SSI(and Biss) and rs485 are the standards in the industry for digital connections. Canopen and ethercat are the latest preferred ones. Also SPI is not really meant for outside-board communication, it’s meant for interboard communication between ICs where traces are short and EMI is low. This is why it’s not used on industry grade products.

I’m not aware of any that go that high, especially with SPI. Magnetics just aren’t advanced enough yet. Broadcom aeat-6000 is 16 bits for slow rotation speeds but you need an extra expensive programmer to program the chip for use. AS33-M50M, also from broadcom, is 18 bit single turn but is available only to OEMs on bulk order. None of these have SPI, only SSI, Biss-c and rs485.

If you need that high of a resolution you need to look at optics but they’re pricey and bulky.

Right, that makes perfect sense and I figured so. Well, it would be a nice future addition to the ODrive to include SSI.

Are you talking about units such as these large Heidenhain ring-shaped large through-bore encoders? Yes, I guess I am following what you say about magnetics. I suppose for a turntable of 1 million counts or more, the natural choice would always be a large-diameter true material pattern brute-force precision device that would most of the time be optical.

It would be but it’s some work to get it done. I’ve been looking at putting an ethercat board on it but rtos programming is too bothersome. I’ll just use a teensy in the middle.

There are many kinds. The cheapest I’ve found were broadcom AS37 and AS38, they’re about 200.

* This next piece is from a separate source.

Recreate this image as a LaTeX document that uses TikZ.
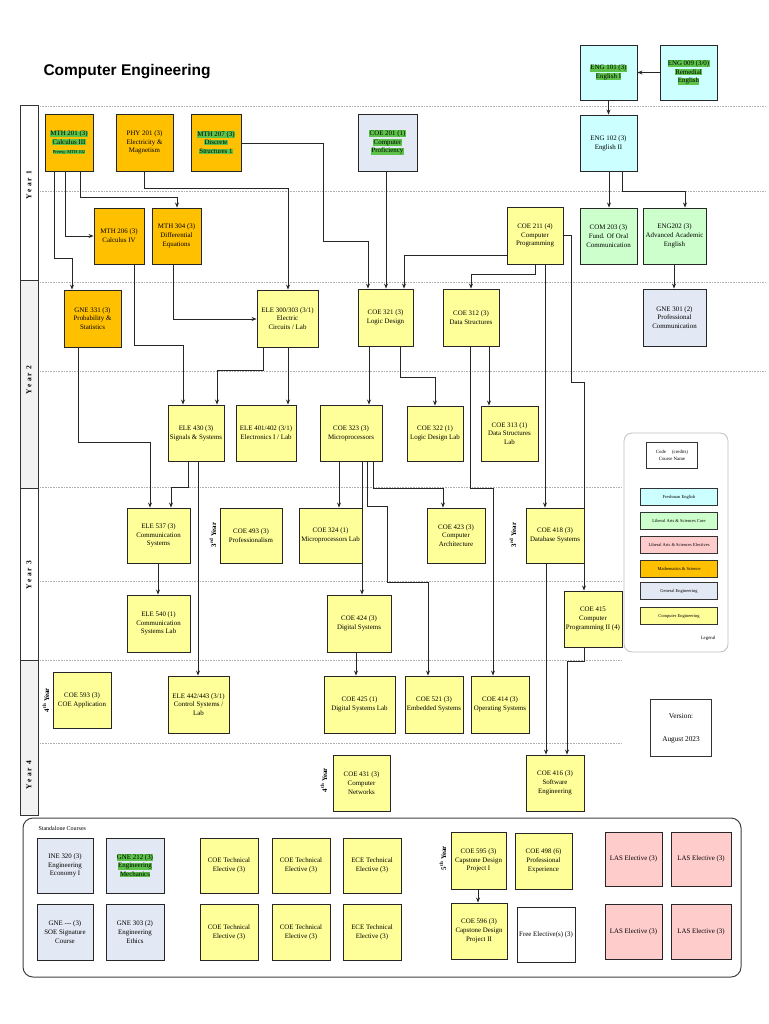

You can get magnetic rings and encoders from rls. Both incremental and absolute if ring form is what you need. The cheapest is about 120 and the absolute one I think is about 400. You can get different sized rings(with different pole count) and the read head specifies the resolution(you can get 8192 per pole with 72 poles = 589k counts.) but they their speed is limited by the speed of the counter.

In my earlier employment, we used 22+14 bit absolute multi-turn encoders from Kűbler with SSI or BiSS option. They also had a SIL 3 rated sin/cos output for safe velocity monitoring.
The BiSS/SSI output was absolute over 10^14 (16384) turns.